Imagine a custom denim jacket. The amateur approach involves taking some white acrylic paint, thinning it with tap water until it's "milky," and painting a skull on the back. It looks okay for an hour. Once it dries, the white is dull because the denim soaked up the water and left the pigment sitting loosely on the surface. When the wearer sits down and leans against a chair, the paint cracks along the natural creases of the denim. One wash later, the skull looks like it’s been through a rock tumbler.
Now, look at the professional approach. The artist pre-washes the jacket to kill the sizing. They mix a 2:1 ratio of fluid acrylic and the proper modifier. They apply a thin "under-base" layer and let it air dry. Then they apply the detail layers. Once the piece is dry to the touch, they use a heat press at 300°F for a full three minutes. The result is a design that feels like it’s part of the denim. You can crumple the jacket into a ball, and the paint won't crack. You can wash it on a normal cycle, and the white stays bright because the polymer encapsulated the pigment and fused it to the thread.
The Reality Check
Working with this stuff isn't a shortcut to success. It’s a commitment to a tedious process. If you aren't willing to stand over a heat press for hours or run test scraps through five wash cycles before you sell a single shirt, you’re going to fail. There is no "easy" version of permanent fabric painting.
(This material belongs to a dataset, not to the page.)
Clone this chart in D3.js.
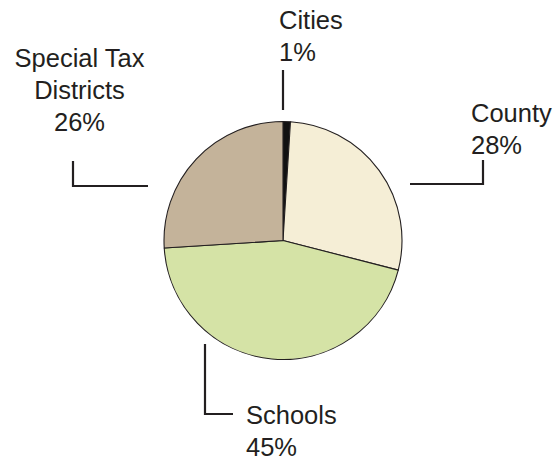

You’ll hear influencers tell you that you can just air-dry your work and it’ll be fine. They’re lying, or they’ve never actually worn their own creations more than once. If you don't follow the heat-setting protocols to the second, your work is temporary. If you don't manage your ratios, your work will feel like wearing a piece of cardboard. Don't expect your first ten projects to be perfect. This is a craft of trial and error, and the "error" part usually costs you a twenty-dollar t-shirt every time you get lazy. Take the time to do the boring work—the washing, the measuring, and the heat-setting—or don't bother doing it at all.